For spiking implementation, some operators in YOLOv3-Tiny have been converted equivalently. Please refer to yolov3-tiny-ours.cfg for details.
- 'maxpool(stride=2)'->'convolutional(stride=2)'
- 'maxpool(stride=1)'->'none'
- 'upsample'->'transposed_convolutional'
- 'leaky_relu'->'relu'
- 'batch_normalization'->'fuse_conv_and_bn'
Please refer to eriklindernoren/PyTorch-YOLOv3 for the basic usage of PyTorch-YOLOv3 for training, evaluation and inference.
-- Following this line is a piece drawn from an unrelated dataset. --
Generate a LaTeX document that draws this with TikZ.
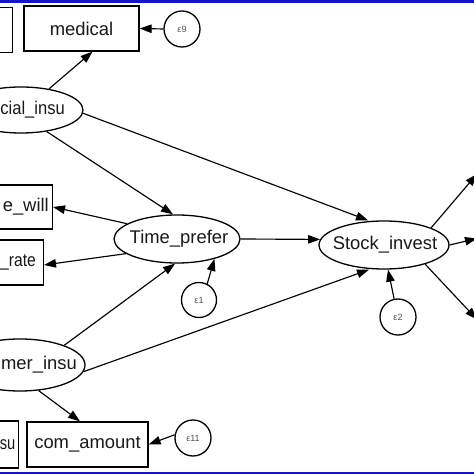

The main advantage of PyTorch-Spiking-YOLOv3 is the transformation from ANN to SNN.
$ python3 train.py
After training, please rename your checkpoint file and move it to the /weights folder.
$ cd checkpoints
$ mv yolov3-tiny-ours_ckpt_99.pth ../weights/yolov3-tiny-ours_best.pth
$ python3 test.py
$ python3 detect.py
$ python3 ann_to_snn.py
For higher accuracy(mAP), you can try to adjust some hyperparameters.
Trick: the larger timesteps, the higher accuracy.
Here we show the results(mAP) of COCO2014 which is commonly used in object detection,and two custom datasets UAV/UAVCUT.
dataset | yolov3 | yolov3-tiny | yolov3-tiny-ours | yolov3-tiny-ours-snn |
---|---|---|---|---|
UAVCUT | 99.84% | 99.86% | 99.80% | 99.60% |
UAV | 80.21% | 90.81% | 89.05% | 87.02% |
COCO2014 | 54.93% | 30.87% | 13.30% | 13.82% |
From the results, we can conclude that:
- for simple custom datasets, converting some operators is equivalent to the original YOLOv3-Tiny;
- for complete dataset like COCO2014, the accuracy of converting some operators is lower than the original YOLOv3-Tiny;
- regardless of datasets, our method of transformation from ANN to SNN can be nearly lossless.